Inhaled corticosteroids are the backbone of asthma treatment, but intrinsic asthma is more likely to resist them. One reason is molecular. Some people overproduce an inactive form of the glucocorticoid receptor (the protein that corticosteroids bind to), which competes with the active form and blocks the anti-inflammatory effect. Genetic variations and changes in how the receptor is chemically modified after it’s made can further impair its ability to do its job. This isn’t a matter of taking the wrong dose. The cells themselves are less capable of responding to the medication.

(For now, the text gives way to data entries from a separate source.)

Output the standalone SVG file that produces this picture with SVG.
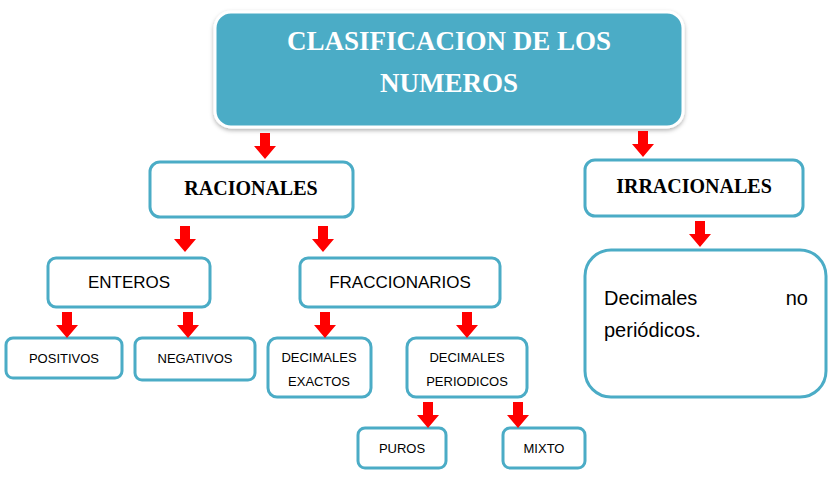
<svg xmlns="http://www.w3.org/2000/svg" width="837" height="480" viewBox="0 0 837 480">
<defs>
<filter id="sh" x="-10%" y="-10%" width="120%" height="130%"><feDropShadow dx="0" dy="2" stdDeviation="2" flood-color="#000" flood-opacity="0.3"/></filter>
<path id="arr" d="M-5,0 H5 V13 H11 L0,26 L-11,13 H-5 Z" fill="#ff0000"/>
</defs>
<style>
.b{fill:#fff;stroke:#4bacc6;stroke-width:3}
.t{font-family:"Liberation Serif",serif;font-weight:bold;text-anchor:middle;fill:#000}
.s{font-family:"Liberation Sans",Arial,sans-serif;text-anchor:middle;fill:#000}
</style>
<g id="title">
<rect x="215" y="12" width="468" height="115" rx="16" fill="#4bacc6" stroke="#fff" stroke-width="3" filter="url(#sh)"/>
<text class="t" x="449" y="50" font-size="27" fill="#fff" style="fill:#fff">CLASIFICACION DE LOS</text>
<text class="t" x="449" y="92" font-size="27" style="fill:#fff">NUMEROS</text>
</g>
<g id="racionales"><rect class="b" x="150" y="162" width="203" height="55" rx="10"/><text class="t" x="251" y="195" font-size="20">RACIONALES</text></g>
<g id="irracionales"><rect class="b" x="585" y="160" width="218" height="56" rx="10"/><text class="t" x="694" y="193" font-size="20">IRRACIONALES</text></g>
<g id="enteros"><rect class="b" x="48" y="258" width="162" height="49" rx="8"/><text class="s" x="129" y="288" font-size="17">ENTEROS</text></g>
<g id="fraccionarios"><rect class="b" x="300" y="258" width="200" height="49" rx="8"/><text class="s" x="400" y="288" font-size="17">FRACCIONARIOS</text></g>
<g id="positivos"><rect class="b" x="6" y="338" width="116" height="40" rx="7"/><text class="s" x="64" y="363" font-size="13">POSITIVOS</text></g>
<g id="negativos"><rect class="b" x="135" y="338" width="120" height="42" rx="7"/><text class="s" x="195" y="363" font-size="13">NEGATIVOS</text></g>
<g id="exactos"><rect class="b" x="268" y="338" width="103" height="59" rx="9"/><text class="s" x="319" y="362" font-size="13">DECIMALES</text><text class="s" x="319" y="386" font-size="13">EXACTOS</text></g>
<g id="periodicos"><rect class="b" x="407" y="338" width="120" height="59" rx="9"/><text class="s" x="467" y="362" font-size="13">DECIMALES</text><text class="s" x="467" y="386" font-size="13">PERIODICOS</text></g>
<g id="puros"><rect class="b" x="358" y="428" width="88" height="40" rx="7"/><text class="s" x="402" y="453" font-size="13">PUROS</text></g>
<g id="mixto"><rect class="b" x="503" y="428" width="82" height="40" rx="7"/><text class="s" x="544" y="453" font-size="13">MIXTO</text></g>
<g id="noperiodicos"><rect class="b" x="585" y="250" width="241" height="147" rx="26"/>
<text x="604" y="305" font-family="Liberation Sans,Arial,sans-serif" font-size="20">Decimales</text><text x="808" y="305" font-family="Liberation Sans,Arial,sans-serif" font-size="20" text-anchor="end">no</text>
<text x="604" y="337" font-family="Liberation Sans,Arial,sans-serif" font-size="20">periódicos.</text></g>
<g id="connectors">
<use href="#arr" x="265" y="133"/><use href="#arr" x="643" y="131"/>
<use href="#arr" x="185" y="226"/><use href="#arr" x="323" y="226"/><use href="#arr" x="700" y="221"/>
<use href="#arr" x="67" y="312"/><use href="#arr" x="188" y="312"/><use href="#arr" x="325" y="312"/><use href="#arr" x="467" y="312"/>
<use href="#arr" x="428" y="402"/><use href="#arr" x="518" y="402"/>
</g>
</svg>
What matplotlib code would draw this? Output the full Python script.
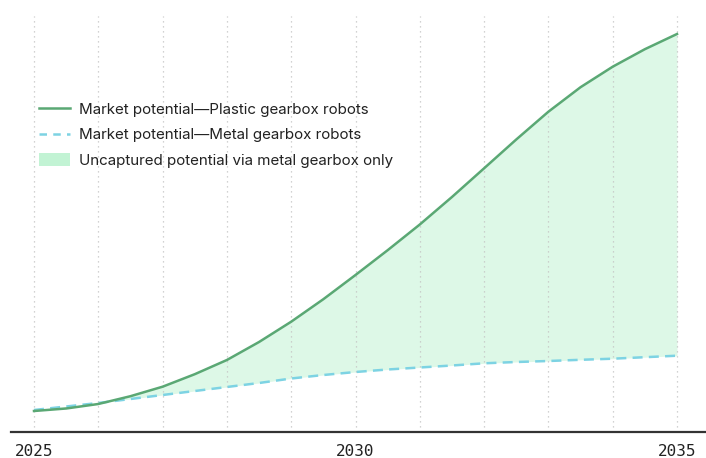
import matplotlib
matplotlib.use("Agg")
import matplotlib.pyplot as plt
from matplotlib.lines import Line2D
from matplotlib.patches import Patch

years = [2025, 2025.5, 2026, 2026.5, 2027, 2027.5, 2028, 2028.5, 2029, 2029.5, 2030,
         2030.5, 2031, 2031.5, 2032, 2032.5, 2033, 2033.5, 2034, 2034.5, 2035]
plastic = [21, 23.5, 28, 35.8, 45.3, 57.8, 72, 90, 110.3, 132.8, 157,
           181.8, 207.5, 235, 263.7, 292.5, 320.3, 344.8, 365.3, 382.8, 398]
metal = [22, 25.5, 29, 33, 37, 41, 45, 49, 53.5, 57, 60,
         62.5, 64.5, 66.5, 68.7, 70, 71, 72.2, 73.3, 74.8, 76.3]
grid_years = list(range(2025, 2036))
tick_years = [2025, 2030, 2035]

green = "#5aa874"
blue = "#7dd3e3"
fill_col = "#c2f3d4"

fig = plt.figure(figsize=(7.06, 4.58), dpi=100)
ax = fig.add_axes([11 / 706, 1 - 432 / 458, 695 / 706, 416 / 458])

ax.fill_between(years, metal, plastic, color=fill_col, alpha=0.55, linewidth=0)
ax.plot(years, metal, color=blue, linewidth=1.8, linestyle=(0, (4, 2.5)))
ax.plot(years, plastic, color=green, linewidth=1.8)

ax.set_xlim(2025 - 23 / 64.3, 2035 + 29 / 64.3)
ax.set_ylim(0, 416)

ax.set_xticks(grid_years, minor=True)
ax.set_xticks(tick_years)
ax.set_xticklabels([str(y) for y in tick_years], family="DejaVu Sans Mono", fontsize=11.5)
ax.grid(axis="x", which="both", color="#c4c4c4", linestyle=(0, (1, 3)), linewidth=0.9)
ax.tick_params(axis="x", which="both", length=0, pad=8.5, colors="#222222")
ax.set_yticks([])

for s in ["top", "right", "left"]:
    ax.spines[s].set_visible(False)
ax.spines["bottom"].set_color("#333333")
ax.spines["bottom"].set_linewidth(1.6)

handles = [
    Line2D([], [], color=green, linewidth=1.8),
    Line2D([], [], color=blue, linewidth=1.8, linestyle=(0, (3, 2.5))),
    Patch(facecolor=fill_col, edgecolor="none"),
]
labels = [
    "Market potential\u2014Plastic gearbox robots",
    "Market potential\u2014Metal gearbox robots",
    "Uncaptured potential via metal gearbox only",
]
ax.legend(handles, labels, loc="upper left", bbox_to_anchor=(0.02, 0.825),
          frameon=False, prop={"family": "Inter", "size": 10.9},
          handlelength=2.1, handleheight=0.9, handletextpad=0.6,
          labelspacing=0.72, labelcolor="#222222")

fig.savefig("out.png", dpi=100)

When inhaled corticosteroids aren’t enough, biologic therapies offer a more targeted approach. These are injectable medications designed to block specific inflammatory molecules. Anti-IL-5 biologics like mepolizumab and benralizumab target eosinophilic inflammation directly, reducing the survival and recruitment of eosinophils. Dupilumab blocks both IL-4 and IL-13, cutting down mucus production and airway remodeling. Clinical trials have shown the greatest benefit in patients with elevated FeNO (above 25 ppb) and higher blood eosinophil counts, which is why biomarker testing before starting these therapies is standard.

Newer approaches in development include JAK inhibitors, which target a different inflammatory signaling pathway, and drugs that restore the function of a key enzyme needed for corticosteroids to work properly. These are aimed specifically at people whose asthma doesn’t respond to current options.

Long-Term Outlook

Intrinsic asthma tends to follow a more aggressive course than its allergic counterpart. A 10-year follow-up study of 180 adults found that people with intrinsic asthma lost lung function at roughly 50 milliliters of FEV1 per year, compared to 22.5 milliliters per year in those with allergic asthma. That’s more than double the rate. The decline also accelerated with age in both groups, but the gap remained consistent.

Interestingly, the factors predicting worse outcomes differed between types. In intrinsic asthma, greater airway variability at diagnosis, meaning larger swings in lung function with bronchodilator use, predicted a steeper decline. In allergic asthma, the degree of baseline obstruction and need for corticosteroids were better predictors. This difference reinforces that the two forms of asthma aren’t just triggered differently; they behave differently over time.

The faster rate of decline makes consistent monitoring and early treatment escalation particularly important for people with intrinsic asthma. Regular spirometry, tracking of symptoms, and reassessment of the treatment plan can help slow the progression and preserve lung function over the long term.